Session 2 Number Sets, Infinity, and Zero
Continue examining the number line and the relationships among sets of numbers that make up the real number system. Explore which operations and properties hold true for each of the sets. Consider the magnitude of these infinite sets and discover that infinity comes in more than one size. Examine place value and the significance of zero in a place value system.
Session 3 Place Value
Look at place value systems based on numbers other than 10. Examine the base two numbers and learn uses for base two numbers in computers. Explore exponents and relate them to logarithms. Examine the use of scientific notation to represent numbers with very large or very small magnitude. Interpret whole numbers, common fractions, and decimals in base four.
Session 4 Meanings and Models for Operations
Examine the operations of addition, subtraction, multiplication, and division and their relationships to whole numbers. Work with area models for multiplication and division. Explore the use of two-color chips to model operations with positive and negative numbers.
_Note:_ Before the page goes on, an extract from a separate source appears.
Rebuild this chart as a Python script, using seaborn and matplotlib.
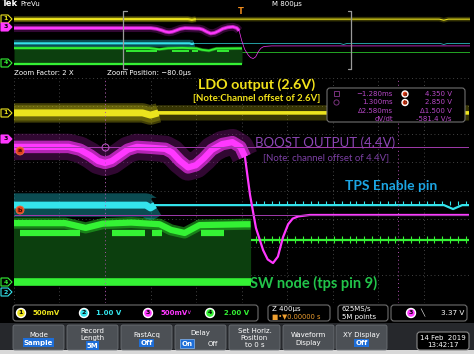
import numpy as np
import seaborn as sns
import matplotlib.pyplot as plt
from matplotlib.patches import FancyBboxPatch, Polygon, Circle, Rectangle

# Tek scope capture: time in ms (trigger at 0), level in screen divisions
record_window = [-4.0, 4.0]      # 800 us/div full record (top strip)
zoom_window = [-2.08, 1.92]      # 400 us/div zoom, position -80 us

# CH1 LDO output (yellow)
ch1_t = [-4.0, -0.95, -0.88, -0.81, 3.46, 3.54, 3.62, 4.0]
ch1_v = [2.76, 2.76, 2.68, 2.76, 2.76, 2.62, 2.76, 2.76]

# CH3 boost output (magenta)
ch3_t = [-4.0, -1.60, -1.50, -1.41, -1.34, -1.28, -1.22, -1.15, -1.08, -1.00,
         -0.88, -0.75, -0.69, -0.62, -0.55, -0.48, -0.41, -0.34, -0.25, -0.16,
         -0.09, -0.05, -0.005, 0.047, 0.11, 0.15, 0.197, 0.24, 0.285, 0.33,
         0.37, 0.42, 0.52, 4.0]
ch3_v = [1.55, 1.55, 1.45, 1.25, 1.05, 0.98, 1.05, 1.25, 1.45, 1.55,
         1.52, 1.48, 1.35, 1.05, 0.82, 0.90, 1.15, 1.45, 1.65, 1.72,
         1.55, 1.20, -0.16, -1.33, -2.12, -2.45, -2.58, -2.35, -1.66, -1.20,
         -1.00, -0.92, -0.87, -0.87]

# CH2 TPS enable (cyan)
ch2_t = [-4.0, -0.92, -0.88, -0.84, 1.70, 1.78, 1.86, 3.46, 3.54, 3.62, 4.0]
ch2_v = [-0.52, -0.52, -0.62, -0.52, -0.52, -0.66, -0.52, -0.52, -0.66, -0.52, -0.52]

# CH4 SW node (green): switching envelope before the trigger, flat after
ch4_top_t = [-4.0, -1.63, -1.45, -1.30, -1.05, -0.80, -0.70, -0.58, -0.45, -0.05, 0.0]
ch4_top_v = [-1.16, -1.16, -1.33, -1.18, -1.14, -1.20, -1.40, -1.51, -1.23, -1.20, -1.20]
ch4_floor = -3.27
ch4_bar_start = [-2.03, -1.22, -0.87, -0.44]
ch4_bar_end = [-1.50, -0.93, -0.78, -0.23]
ch4_bar_v = -1.51
ch4_after_t = [0.0, 4.0]
ch4_after_v = [-1.76, -1.76]

# glitches riding on CH2 / CH4 after the trigger
spike_t = [0.05, 0.12, 0.19, 0.25, 0.32, 0.39, 0.46, 0.53, 0.59, 0.66, 0.73,
           0.80, 0.87, 0.93, 1.00, 1.07, 1.14, 1.21, 1.27, 1.34, 1.41, 1.48,
           1.55, 1.61, 1.68, 1.75, 1.82, 1.89]

cursor_t = [-1.28, 1.30]
cursor_v = [1.53, -0.87]

meas_time = ["\u22121.280ms", "1.300ms", "\u03942.580ms", "dV/dt"]
meas_volt = ["4.350 V", "2.850 V", "\u03941.500 V", "-581.4 V/s"]

YEL, MAG, CYA, GRN = "#ece41e", "#ff38ff", "#34e4ec", "#34f234"

sns.set_theme(style="dark", rc={"axes.facecolor": "none", "figure.facecolor": "black"})
plt.rcParams["font.family"] = ["DejaVu Sans"]

W, H = 474, 354
fig = plt.figure(figsize=(W / 100, H / 100), dpi=100, facecolor="black")


def panel(x0, y0, w, h):
    ax = fig.add_axes([x0 / W, 1 - (y0 + h) / H, w / W, h / H])
    ax.set_facecolor("none")
    for s in ax.spines.values():
        s.set_visible(False)
    ax.tick_params(length=0, labelbottom=False, labelleft=False)
    return ax


def trace(ax, t, v, color, lw, alpha=1.0, z=3):
    sns.lineplot(x=list(t), y=list(v), ax=ax, color=color, linewidth=lw, alpha=alpha,
                 estimator=None, sort=False, legend=False, zorder=z,
                 solid_capstyle="butt", solid_joinstyle="round")


def side(t, v, upto):
    t = np.asarray(t)
    v = np.asarray(v)
    m = t <= upto
    return t[m], v[m]


def draw_waves(ax, k):
    # k scales line widths (1 for zoom window, smaller for record strip)
    t, v = side(ch4_top_t, ch4_top_v, 0.0)
    ax.fill_between(t, v, ch4_floor, color="#0c3f0e", lw=0, zorder=1)
    trace(ax, t, v, "#22b022", 8 * k, 0.6, z=2)
    trace(ax, t, v, GRN, 4.5 * k)
    trace(ax, [t[0], t[-1]], [ch4_floor, ch4_floor], GRN, 5.5 * k)
    ax.hlines([ch4_bar_v] * len(ch4_bar_start), ch4_bar_start, ch4_bar_end,
              color=GRN, lw=4.5 * k, zorder=3)
    trace(ax, ch4_after_t, ch4_after_v, GRN, 1.6 * k)

    t, v = side(ch2_t, ch2_v, 0.0)
    trace(ax, t, v, "#1aa9b8", 17 * k, 0.45, z=2)
    trace(ax, t, v, CYA, 5 * k)
    trace(ax, ch2_t, ch2_v, CYA, 1.6 * k)

    trace(ax, ch1_t, ch1_v, "#b8b010", 11 * k, 0.3, z=2)
    t, v = side(ch1_t, ch1_v, 0.0)
    trace(ax, t, v, "#d8d018", 14 * k, 0.3, z=2)
    trace(ax, t, v, YEL, 5 * k)
    trace(ax, ch1_t, ch1_v, YEL, 2.6 * k)

    t, v = side(ch3_t, ch3_v, -0.05)
    trace(ax, t, v, "#8e1890", 19 * k, 0.35, z=2)
    trace(ax, t, v, "#e030e0", 9 * k, 0.75, z=3)
    trace(ax, t, v, MAG, 4.5 * k, z=4)
    trace(ax, ch3_t, ch3_v, MAG, 1.6 * k, z=4)


# ---- record overview strip ----
ax_ov = panel(14, 10, 456, 59)
draw_waves(ax_ov, 0.3)
ax_ov.grid(False)
ax_ov.set_xlim(record_window)
ax_ov.set_ylim(-4, 4)
for x0, d in [(zoom_window[0], 1), (zoom_window[1], -1)]:
    ax_ov.plot([x0, x0], [3.8, -4.0], color="#9a9a9a", lw=0.9, zorder=6, clip_on=False)
    ax_ov.plot([x0, x0 + d * 0.06], [3.8, 3.8], color="#9a9a9a", lw=0.9, zorder=6, clip_on=False)
    ax_ov.plot([x0, x0 + d * 0.06], [-4.0, -4.0], color="#9a9a9a", lw=0.9, zorder=6, clip_on=False)

# ---- zoom window ----
ax = panel(14, 78, 455, 225)
draw_waves(ax, 1.0)
ax.vlines(spike_t, -0.52, -0.36, color=CYA, lw=0.8, zorder=4)
ax.vlines(spike_t, -1.86, -1.62, color=GRN, lw=0.8, zorder=4)
ax.set_xlim(zoom_window)
ax.set_ylim(-4, 4)
ax.set_xticks(np.linspace(zoom_window[0], zoom_window[1], 11))
ax.set_yticks(range(-4, 5))
ax.grid(True, color="#5a5a5a", lw=0.6, ls=(0, (1, 3.5)))
ax.hlines(cursor_v, zoom_window[0], zoom_window[1], color="#a23aac", lw=0.7, zorder=5)
ax.vlines(cursor_t, -4, 4, color="#b050b0", lw=0.7, ls=(0, (1, 3)), zorder=5)
ax.plot(cursor_t[0], cursor_v[0], "o", ms=5, mfc="none", mec="#b050b8", mew=0.8, zorder=6)

# ---- overlay: text and instrument chrome ----
ov = fig.add_axes([0, 0, 1, 1])
ov.set_xlim(0, W)
ov.set_ylim(H, 0)
ov.axis("off")
ui = dict(family="DejaVu Sans", color="white", va="center")

ov.text(2, 4, "Tek", fontsize=6, weight="bold", **ui)
ov.text(20, 4, "PreVu", fontsize=5, **ui)
ov.text(272, 4, "M 800\u00b5s", fontsize=5, **ui)
ov.text(241, 12, "T", fontsize=6, weight="bold", color="#f08c1c", ha="center", va="center")
ov.text(14, 73, "Zoom Factor: 2 X", fontsize=5, **ui)
ov.text(107, 73, "Zoom Position: \u221280.0\u00b5s", fontsize=5, **ui)


def tag(y, color, label, filled):
    pts = [(1, y - 4), (8, y - 4), (12, y), (8, y + 4), (1, y + 4)]
    ov.add_patch(Polygon(pts, closed=True, fc=color if filled else "black", ec=color, lw=0.8))
    ov.text(5.5, y, label, fontsize=4.5, color="black" if filled else color,
            ha="center", va="center", weight="bold")


tag(19, YEL, "1", False)
tag(27, MAG, "3", True)
tag(63, GRN, "4", False)
tag(113, YEL, "1", False)
tag(139, MAG, "3", True)
tag(282, GRN, "4", False)
tag(292, CYA, "2", False)
for y, lab in [(151, "a"), (210, "b")]:
    ov.add_patch(Circle((20, y), 4, fc="#e0401c", ec="#f07040", lw=0.6))
    ov.text(20, y, lab, fontsize=4.5, color="#3a0a00", ha="center", va="center", weight="bold")

# annotations
ov.text(198, 85, "LDO output (2.6V)", fontsize=10.3, weight="bold", color="#f2e21a",
        family="Lato", va="center")
ov.text(193, 98.5, "[Note:Channel offset of 2.6V]", fontsize=6.9, weight="bold",
        color="#f2e21a", family="Lato", va="center")
ov.text(255, 143, "BOOST OUTPUT (4.4V)", fontsize=9.5, color="#8c46b4", family="Lato", va="center")
ov.text(263, 158, "[Note: channel offset of 4.4V]", fontsize=6.9, color="#7c40a4",
        family="Lato", va="center")
ov.text(345, 186, "TPS Enable pin", fontsize=10, weight="bold", color="#1ca6e4",
        family="Lato", va="center")
ov.text(250, 283, "SW node (tps pin 9)", fontsize=10.5, weight="bold", color="#22c44a",
        family="Lato", va="center")

# cursor readout box
ov.add_patch(FancyBboxPatch((327, 88), 138, 34, boxstyle="round,pad=0,rounding_size=3",
                            fc="black", ec="#707070", lw=0.8, zorder=5))
rows = [94, 102.5, 111, 119]
pur = "#b848c8"
for i, y in enumerate(rows):
    ov.text(393, y, meas_time[i], fontsize=5, color=pur, ha="right", va="center", zorder=6)
    ov.text(452, y, meas_volt[i], fontsize=5, color=pur, ha="right", va="center", zorder=6)
ov.add_patch(Rectangle((334, 91), 5, 5, fc="none", ec="#8a3a90", lw=0.6, zorder=6))
ov.add_patch(Circle((336.5, 102.5), 2.6, fc="none", ec="#8a3a90", lw=0.6, zorder=6))
for y, lab in [(94, "a"), (102.5, "b")]:
    ov.add_patch(Circle((405, y), 3, fc="#e0401c", zorder=6))
    ov.text(405, y, lab, fontsize=3.8, color="#3a0a00", ha="center", va="center", zorder=7)


# status row
def rbox(x, y, w, h, fc="black", ec="#6e6e6e", r=3, lw=0.8):
    ov.add_patch(FancyBboxPatch((x, y), w, h, boxstyle=f"round,pad=0,rounding_size={r}",
                                fc=fc, ec=ec, lw=lw))


rbox(13, 305, 245, 16)
for x, c, n, s, sx in [(21, YEL, "1", "500mV", 33), (84, CYA, "2", "1.00 V", 96),
                       (148, MAG, "3", "500mV", 161), (210, GRN, "4", "2.00 V", 224)]:
    ov.add_patch(Circle((x, 313), 4.5, fc=c))
    ov.text(x, 313, n, fontsize=4.5, color="black", ha="center", va="center", weight="bold")
    ov.text(sx, 313, s, fontsize=5, color=c, va="center", weight="bold")
ov.text(189, 313, "\u2228", fontsize=4.5, color=MAG, ha="center", va="center")
rbox(268, 305, 62, 16)
ov.text(272, 309.5, "Z 400\u00b5s", fontsize=5, **ui)
ov.text(272, 317, "\u25a0\u2022\u25bc0.00000 s", fontsize=4.8, color="#f0a030", va="center")
rbox(338, 305, 50, 16)
ov.text(342, 309.5, "625MS/s", fontsize=5, **ui)
ov.text(342, 317, "5M points", fontsize=5, **ui)
rbox(391, 305, 76, 16)
ov.add_patch(Circle((411, 313), 4.5, fc=MAG))
ov.text(411, 313, "3", fontsize=4.5, color="black", ha="center", va="center", weight="bold")
ov.text(420, 313, "\u2572", fontsize=5, **ui)
ov.text(464, 313, "3.37 V", fontsize=5.2, ha="right", **ui)

# soft buttons
ov.add_patch(Rectangle((0, 323), W, 27, fc="#26282c", lw=0))
ov.add_patch(Rectangle((0, 350), W, 4, fc="#d8d8d8", lw=0))
buttons = [
    (13, [("Mode", 335, False), ("Sample", 342.5, True)]),
    (67, [("Record", 331, False), ("Length", 338, False), ("5M", 345.5, True)]),
    (121, [("FastAcq", 335, False), ("Off", 343, True)]),
    (175, [("Delay", 333, False)]),
    (229, [("Set Horiz.", 331, False), ("Position", 338, False), ("to 0 s", 345, False)]),
    (283, [("Waveform", 335, False), ("Display", 343, False)]),
    (336, [("XY Display", 335, False), ("Off", 343, True)]),
]
for x, lines in buttons:
    rbox(x, 325, 51, 25, fc="#4c5055", ec="#6c7075", r=2, lw=0.6)
    for s, y, hl in lines:
        ov.text(x + 25.5, y, s, fontsize=5, ha="center", weight="bold" if hl else "normal",
                bbox=dict(boxstyle="square,pad=0.15", fc="#1e6ed8", ec="none") if hl else None,
                **ui)
ov.text(187, 343.5, "On", fontsize=5, ha="center", weight="bold",
        bbox=dict(boxstyle="square,pad=0.2", fc="#1e6ed8", ec="#8ab8f0", lw=0.5), **ui)
ov.text(213, 343.5, "Off", fontsize=5, ha="center", **ui)
rbox(417, 332, 52, 18, ec="#8a8a8a")
ov.text(443, 338, "14 Feb  2019", fontsize=5, ha="center", **ui)
ov.text(443, 345, "13:42:17", fontsize=5, ha="center", **ui)

fig.savefig("out.png", dpi=100, facecolor="black")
Session 5 Divisibility Tests and Factors
Explore number theory topics. Analyze Alpha math problems and discuss how they help with the conceptual understanding of operations. Examine various divisibility tests to see how and why they work. Begin examining factors and multiples.
Session 6 Number Theory
Examine visual methods for finding least common multiples and greatest common factors, including Venn diagram models and area models. Explore prime numbers. Learn to locate prime numbers on a number grid and to determine whether very large numbers are prime.
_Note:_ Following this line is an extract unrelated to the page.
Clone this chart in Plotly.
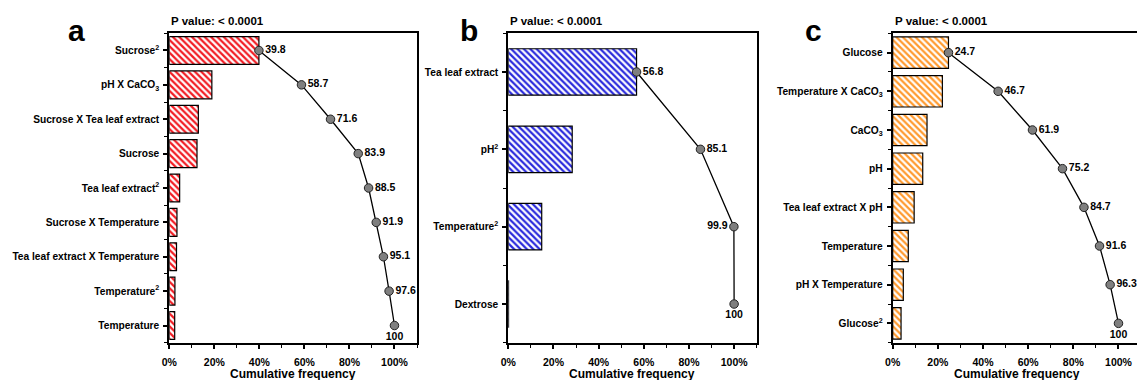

Session 7 Fractions and Decimals
Extend your understanding of fractions and decimals. Examine terminating and non-terminating decimals. Explore ways to predict the number of decimal places in a terminating decimal and the period of a non-terminating decimal. Examine which fractions terminate and which repeat as decimals, and why all rational numbers must fall into one of these categories. Explore methods to convert decimals to fractions and vice versa. Use benchmarks and intuitive methods to order fractions.
Session 8 Rational Numbers and Proportional Reasoning
Begin examining rational numbers. Explore a model for computations with fractions. Analyze proportional reasoning and the difference between absolute and relative thinking. Explore ways to represent proportional relationships and the resulting operations with ratios. Examine how ratios can represent either part-part or part-whole comparisons, depending on how you define the unit, and explore how this affects their behavior in computations.
Session 9 Fractions, Percents, and Ratios
Continue exploring rational numbers, working with an area model for multiplication and division with fractions, and examining operations with decimals. Explore percents and the relationships among representations using fractions, decimals, and percents. Examine benchmarks for understanding percents, especially percents less than 10 and greater than 100. Consider ways to use an elastic model, an area model, and other models to discuss percents. Explore some ratios that occur in nature.
Session 10 Classroom Case Studies, K-2
Watch this program in the 10th session for K-2 teachers. Explore how the concepts developed in this course can be applied through case studies of K-2 teachers (former course participants) who have adapted their new knowledge to their classrooms.
Session 11 Classroom Case Studies, 3-5
Watch this program in the 10th session for grade 3-5 teachers. Explore how the concepts developed in this course can be applied through case studies of grade 3-5 teachers (former course participants) who have adapted their new knowledge to their classrooms.